As the amount of uncertainty in online power system operations grows, new methodologies need to be devised in order to timely monitor and control the power grid. In this work, novel techniques for online voltage stability margin monitoring and control have been developed with a focus on reactive power reserves.

The maintenance of adequate reactive power reserves (RPRs) is a critical step in avoiding a voltage collapse. A thorough investigation of the relationship between different definitions of reactive power reserves and how they are related to voltage stability margin (VSM) is performed.

Multi-linear regression models are used to relate RPRs and VSM. Several operating conditions and a significantly large number of different network topologies, including NERC category B, C and D outages are considered as well. A classification tool is then developed in order to identify which regression model needs to be used based on system conditions and network topology. The approach is tested in the IEEE 30 bus test system and in a reduced case of the eastern power system interconnection of the United States. Results have shown that the approach can monitor voltage stability margin in real time based on the amount of system wide reactive power reserves.

In case degenerative system conditions are identified, control actions need to be put in place to increase the amount of RPRs and system VSM. A novel control method is proposed here in order to identify the location and amount of control necessary to recover RPRs, VSM and to remove existing voltage violations. The approach is based on the identification of a critical set of generators that, if exhausted, will directly contribute to a voltage collapse.

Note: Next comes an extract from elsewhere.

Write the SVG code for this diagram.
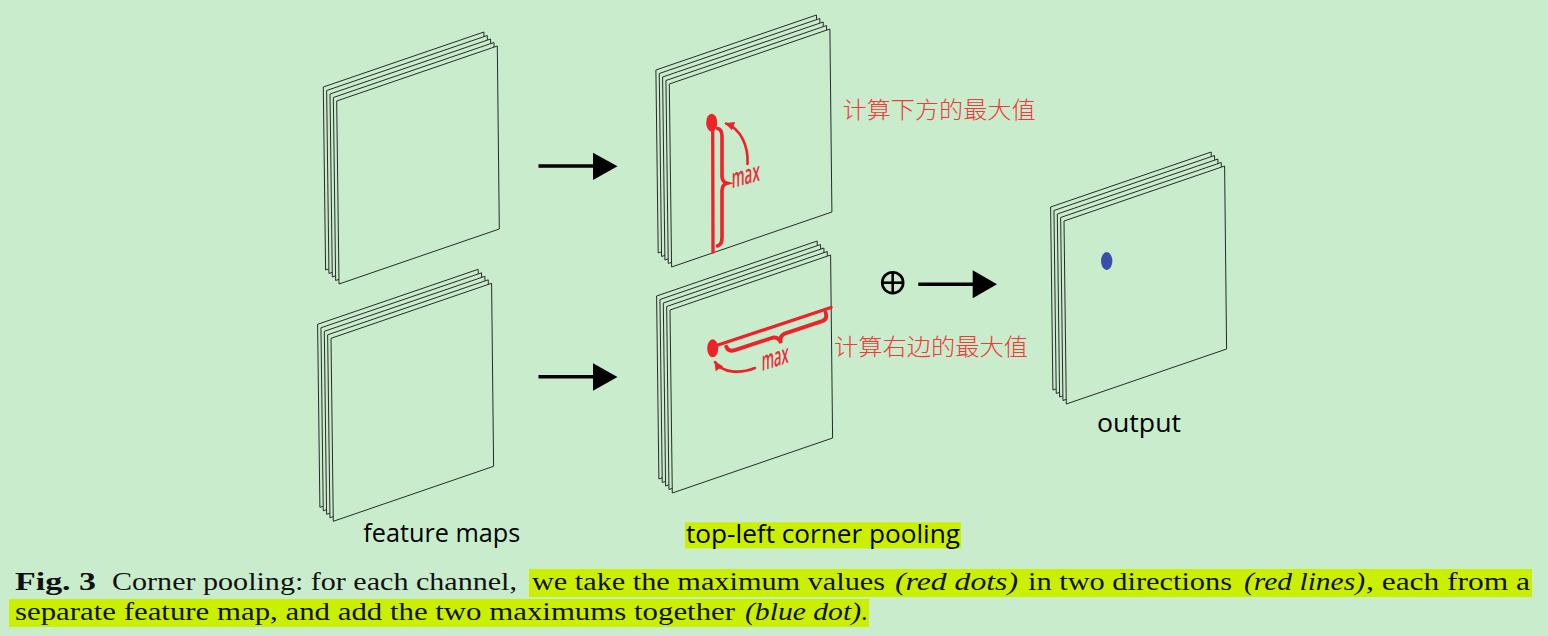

Potential control actions are investigated in order to recover those critical reactive power reserves, namely: active power re-dispatch, capacitor switching, active and reactive power load shedding. The effectiveness of each control variables on RPRs is calculated using reactive power reserve sensitivities, a concept introduced in this work. Once these sensitivities are calculated, the problem of recovering RPRs and VSM is formulated as convex quadratic optimization problem with a reduced dimension.

Results on the IEEE 30 bus test system and the IEEE 118 bus test system are used to illustrate the efficacy of the approach.